▶ Exercise objective
Transcribe every line exactly. Leave the pictures behind.

▶ Extracted entries
....
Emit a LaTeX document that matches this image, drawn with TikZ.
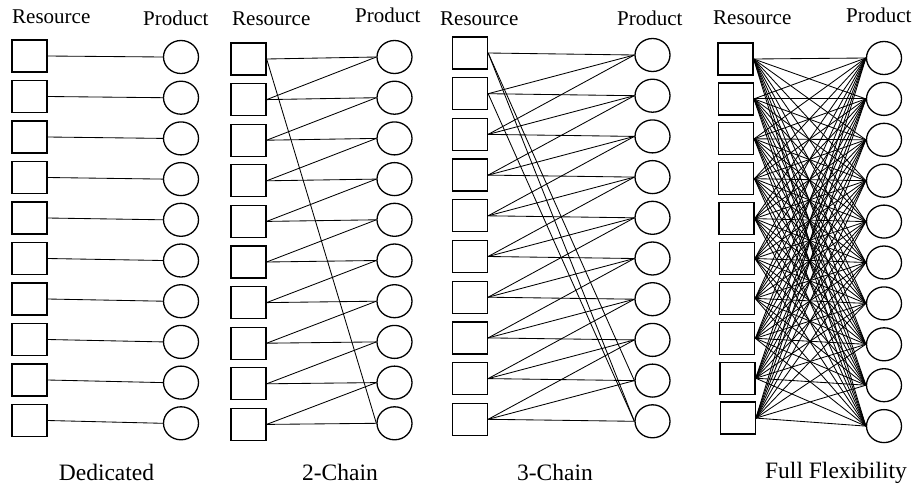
\documentclass[tikz,border=0pt]{standalone}
\usepackage{fontspec}
\setmainfont{Liberation Serif}
\usetikzlibrary{shapes.geometric}
\begin{document}
\begin{tikzpicture}[x=1pt,y=-1pt,
  res/.style={draw, line width=1.3pt, minimum width=35pt, minimum height=32pt, inner sep=0pt},
  prod/.style={draw, ellipse, line width=1.3pt, minimum width=35pt, minimum height=33pt, inner sep=0pt},
  link/.style={line width=0.85pt},
  hdr/.style={anchor=base west, inner sep=0pt, font=\fontsize{21}{21}\selectfont},
  designcaption/.style={anchor=base, inner sep=0pt, font=\fontsize{23.5}{23.5}\selectfont}]
\useasboundingbox (0,0) rectangle (913,485);

% column headings
\node[hdr] (hA1) at (12,23) {Resource};
\node[hdr] (hA2) at (143,25) {Product};
\node[hdr] (hB1) at (232,25) {Resource};
\node[hdr] (hB2) at (355,22) {Product};
\node[hdr] (hC1) at (440,25) {Resource};
\node[hdr] (hC2) at (617,25) {Product};
\node[hdr] (hD1) at (713,24) {Resource};
\node[hdr] (hD2) at (846,22) {Product};

% resources (squares) and products (circles) of the four designs
\foreach \i in {1,...,10} {
  \node[res]  (rA\i) at (29.5, {56+40.5*(\i-1)}) {};
  \node[prod] (pA\i) at (181, {57+40.7*(\i-1)}) {};
  \node[res]  (rB\i) at (248.5, {59+40.6*(\i-1)}) {};
  \node[prod] (pB\i) at (394.5, {57+40.7*(\i-1)}) {};
  \node[res]  (rC\i) at (470, {53+40.7*(\i-1)}) {};
  \node[prod] (pC\i) at (652.5, {55+40.7*(\i-1)}) {};
  \node[res]  (rD\i) at ({735.5+0.25*(\i-1)}, {59+39.9*(\i-1)}) {};
  \node[prod] (pD\i) at (884, {58+40.9*(\i-1)}) {};
}

% dedicated: resource i -> product i
\foreach \i in {1,...,10}
  \draw[link] (rA\i.east) -- (pA\i.west);

% 2-chain: resource i -> products i and i-1 (cyclic)
\foreach \i in {1,...,10} {
  \pgfmathtruncatemacro{\j}{mod(\i+8,10)+1}
  \draw[link] (rB\i.east) -- (pB\i.west);
  \draw[link] (rB\i.east) -- (pB\j.west);
}

% 3-chain: resource i -> products i, i-1 and i-2 (cyclic)
\foreach \i in {1,...,10} {
  \pgfmathtruncatemacro{\j}{mod(\i+8,10)+1}
  \pgfmathtruncatemacro{\k}{mod(\i+7,10)+1}
  \draw[link] (rC\i.east) -- (pC\i.west);
  \draw[link] (rC\i.east) -- (pC\j.west);
  \draw[link] (rC\i.east) -- (pC\k.west);
}

% full flexibility: every resource -> every product
\foreach \i in {1,...,10}
  \foreach \j in {1,...,10}
    \draw[link] (rD\i.east) -- (pD\j.west);

% captions
\node[designcaption] (cA) at (106.5,480) {Dedicated};
\node[designcaption] (cB) at (340,480) {2-Chain};
\node[designcaption] (cC) at (555,480) {3-Chain};
\node[designcaption] (cD) at (836,478) {Full Flexibility};
\end{tikzpicture}
\end{document}
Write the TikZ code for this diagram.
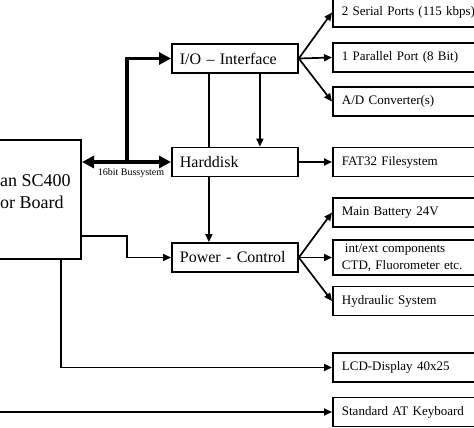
\documentclass[tikz,border=0pt]{standalone}
\usepackage{fontspec}
\setmainfont{Liberation Serif}
\usetikzlibrary{arrows.meta}
\tikzset{>={Triangle[length=8pt,width=7pt]}}
\tikzset{
  block/.style={draw, line width=1.8pt, anchor=west, minimum height=29pt,
    text width=110pt, inner xsep=8pt, align=left, font=\fontsize{16}{18}\selectfont},
  unit/.style={draw, line width=1.8pt, anchor=west, minimum height=29pt,
    text width=160pt, inner xsep=9pt, align=left, font=\fontsize{13}{17}\selectfont},
  board/.style={draw, line width=1.8pt, anchor=north east, minimum width=162pt, minimum height=119pt},
  link/.style={line width=1.7pt},
  bus/.style={line width=3.8pt, >={Triangle[length=12pt,width=12pt]}}
}

\begin{document}
\begin{tikzpicture}[x=1pt,y=-1pt]
                \useasboundingbox (0,0) rectangle (474,428);
                \clip (0,0) rectangle (474,428);

                \node[board] (cpu) at (82,139) {};
                \node[anchor=west, align=left, inner sep=0pt, font=\fontsize{18}{22}\selectfont] (cpulabel) at (0,192) {an SC400\\or Board};

                \node[block] (io) at (171,58.5) {I/O -- Interface};
                \node[block] (hd) at (171,162) {Harddisk};
                \node[block] (pc) at (171,257.5) {Power - Control};

                \node[unit] (serial) at (332,12.5) {2 Serial Ports (115 kbps)};
                \node[unit] (parallel) at (332,57.5) {1 Parallel Port (8 Bit)};
                \node[unit] (adc) at (332,101.5) {A/D Converter(s)};
                \node[unit] (fat) at (332,162) {FAT32 Filesystem};
                \node[unit] (battery) at (332,212.5) {Main Battery 24V};
                \node[unit] (intext) at (332,257.5) {\hspace*{3pt}int/ext components\\CTD, Fluorometer etc.};
                \node[unit] (hydraulic) at (332,301) {Hydraulic System};
                \node[unit] (lcd) at (332,367.5) {LCD-Display 40x25};
                \node[unit] (kbd) at (332,412) {Standard AT Keyboard};

                \coordinate (busout) at (82,162);
                \coordinate (busjoin) at (127,162);
                \coordinate (pwrout) at (82,236);
                \coordinate (lcdout) at (61,258);
                \coordinate (kbout) at (-20,258);

                \draw[bus,<->] (busout) -- (hd.west);
                \draw[bus,->] (busjoin) |- (io.west);
                \node[inner sep=0pt, font=\fontsize{10}{12}\selectfont] (buslabel) at (131,173) {16bit Bussystem};

                \draw[link,->] (pwrout) -- ++(45,0) |- (pc.west);
                \draw[link,->] (lcdout) |- (lcd.west);
                \draw[link,->] (kbout) |- (kbd.west);

                \draw[link] ([xshift=-26pt]io.south) -- ([xshift=-26pt]hd.north);
                \draw[link,->] ([xshift=25pt]io.south) -- ([xshift=25pt]hd.north);
                \draw[link,->] ([xshift=-26pt]hd.south) -- ([xshift=-26pt]pc.north);

                \foreach \t in {serial,parallel,adc}
                    \draw[link,->] (io.east) -- (\t.west);
                \draw[link,->] (hd.east) -- (fat.west);
                \foreach \t in {battery,intext,hydraulic}
                    \draw[link,->] (pc.east) -- (\t.west);

            \end{tikzpicture}
\end{document}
....
▶ Right answer
Emit a LaTeX document that matches this image, drawn with TikZ.
\documentclass[tikz,border=0pt]{standalone}
\usepackage{fontspec}
\setmainfont{Liberation Serif}
\usetikzlibrary{shapes.geometric}
\begin{document}
\begin{tikzpicture}[x=1pt,y=-1pt,
  res/.style={draw, line width=1.3pt, minimum width=35pt, minimum height=32pt, inner sep=0pt},
  prod/.style={draw, ellipse, line width=1.3pt, minimum width=35pt, minimum height=33pt, inner sep=0pt},
  link/.style={line width=0.85pt},
  hdr/.style={anchor=base west, inner sep=0pt, font=\fontsize{21}{21}\selectfont},
  designcaption/.style={anchor=base, inner sep=0pt, font=\fontsize{23.5}{23.5}\selectfont}]
\useasboundingbox (0,0) rectangle (913,485);

% column headings
\node[hdr] (hA1) at (12,23) {Resource};
\node[hdr] (hA2) at (143,25) {Product};
\node[hdr] (hB1) at (232,25) {Resource};
\node[hdr] (hB2) at (355,22) {Product};
\node[hdr] (hC1) at (440,25) {Resource};
\node[hdr] (hC2) at (617,25) {Product};
\node[hdr] (hD1) at (713,24) {Resource};
\node[hdr] (hD2) at (846,22) {Product};

% resources (squares) and products (circles) of the four designs
\foreach \i in {1,...,10} {
  \node[res]  (rA\i) at (29.5, {56+40.5*(\i-1)}) {};
  \node[prod] (pA\i) at (181, {57+40.7*(\i-1)}) {};
  \node[res]  (rB\i) at (248.5, {59+40.6*(\i-1)}) {};
  \node[prod] (pB\i) at (394.5, {57+40.7*(\i-1)}) {};
  \node[res]  (rC\i) at (470, {53+40.7*(\i-1)}) {};
  \node[prod] (pC\i) at (652.5, {55+40.7*(\i-1)}) {};
  \node[res]  (rD\i) at ({735.5+0.25*(\i-1)}, {59+39.9*(\i-1)}) {};
  \node[prod] (pD\i) at (884, {58+40.9*(\i-1)}) {};
}

% dedicated: resource i -> product i
\foreach \i in {1,...,10}
  \draw[link] (rA\i.east) -- (pA\i.west);

% 2-chain: resource i -> products i and i-1 (cyclic)
\foreach \i in {1,...,10} {
  \pgfmathtruncatemacro{\j}{mod(\i+8,10)+1}
  \draw[link] (rB\i.east) -- (pB\i.west);
  \draw[link] (rB\i.east) -- (pB\j.west);
}

% 3-chain: resource i -> products i, i-1 and i-2 (cyclic)
\foreach \i in {1,...,10} {
  \pgfmathtruncatemacro{\j}{mod(\i+8,10)+1}
  \pgfmathtruncatemacro{\k}{mod(\i+7,10)+1}
  \draw[link] (rC\i.east) -- (pC\i.west);
  \draw[link] (rC\i.east) -- (pC\j.west);
  \draw[link] (rC\i.east) -- (pC\k.west);
}

% full flexibility: every resource -> every product
\foreach \i in {1,...,10}
  \foreach \j in {1,...,10}
    \draw[link] (rD\i.east) -- (pD\j.west);

% captions
\node[designcaption] (cA) at (106.5,480) {Dedicated};
\node[designcaption] (cB) at (340,480) {2-Chain};
\node[designcaption] (cC) at (555,480) {3-Chain};
\node[designcaption] (cD) at (836,478) {Full Flexibility};
\end{tikzpicture}
\end{document}
Write the TikZ code for this diagram.
\documentclass[tikz,border=0pt]{standalone}
\usepackage{fontspec}
\setmainfont{Liberation Serif}
\usetikzlibrary{arrows.meta}
\tikzset{>={Triangle[length=8pt,width=7pt]}}
\tikzset{
  block/.style={draw, line width=1.8pt, anchor=west, minimum height=29pt,
    text width=110pt, inner xsep=8pt, align=left, font=\fontsize{16}{18}\selectfont},
  unit/.style={draw, line width=1.8pt, anchor=west, minimum height=29pt,
    text width=160pt, inner xsep=9pt, align=left, font=\fontsize{13}{17}\selectfont},
  board/.style={draw, line width=1.8pt, anchor=north east, minimum width=162pt, minimum height=119pt},
  link/.style={line width=1.7pt},
  bus/.style={line width=3.8pt, >={Triangle[length=12pt,width=12pt]}}
}

\begin{document}
\begin{tikzpicture}[x=1pt,y=-1pt]
                \useasboundingbox (0,0) rectangle (474,428);
                \clip (0,0) rectangle (474,428);

                \node[board] (cpu) at (82,139) {};
                \node[anchor=west, align=left, inner sep=0pt, font=\fontsize{18}{22}\selectfont] (cpulabel) at (0,192) {an SC400\\or Board};

                \node[block] (io) at (171,58.5) {I/O -- Interface};
                \node[block] (hd) at (171,162) {Harddisk};
                \node[block] (pc) at (171,257.5) {Power - Control};

                \node[unit] (serial) at (332,12.5) {2 Serial Ports (115 kbps)};
                \node[unit] (parallel) at (332,57.5) {1 Parallel Port (8 Bit)};
                \node[unit] (adc) at (332,101.5) {A/D Converter(s)};
                \node[unit] (fat) at (332,162) {FAT32 Filesystem};
                \node[unit] (battery) at (332,212.5) {Main Battery 24V};
                \node[unit] (intext) at (332,257.5) {\hspace*{3pt}int/ext components\\CTD, Fluorometer etc.};
                \node[unit] (hydraulic) at (332,301) {Hydraulic System};
                \node[unit] (lcd) at (332,367.5) {LCD-Display 40x25};
                \node[unit] (kbd) at (332,412) {Standard AT Keyboard};

                \coordinate (busout) at (82,162);
                \coordinate (busjoin) at (127,162);
                \coordinate (pwrout) at (82,236);
                \coordinate (lcdout) at (61,258);
                \coordinate (kbout) at (-20,258);

                \draw[bus,<->] (busout) -- (hd.west);
                \draw[bus,->] (busjoin) |- (io.west);
                \node[inner sep=0pt, font=\fontsize{10}{12}\selectfont] (buslabel) at (131,173) {16bit Bussystem};

                \draw[link,->] (pwrout) -- ++(45,0) |- (pc.west);
                \draw[link,->] (lcdout) |- (lcd.west);
                \draw[link,->] (kbout) |- (kbd.west);

                \draw[link] ([xshift=-26pt]io.south) -- ([xshift=-26pt]hd.north);
                \draw[link,->] ([xshift=25pt]io.south) -- ([xshift=25pt]hd.north);
                \draw[link,->] ([xshift=-26pt]hd.south) -- ([xshift=-26pt]pc.north);

                \foreach \t in {serial,parallel,adc}
                    \draw[link,->] (io.east) -- (\t.west);
                \draw[link,->] (hd.east) -- (fat.west);
                \foreach \t in {battery,intext,hydraulic}
                    \draw[link,->] (pc.east) -- (\t.west);

            \end{tikzpicture}
\end{document}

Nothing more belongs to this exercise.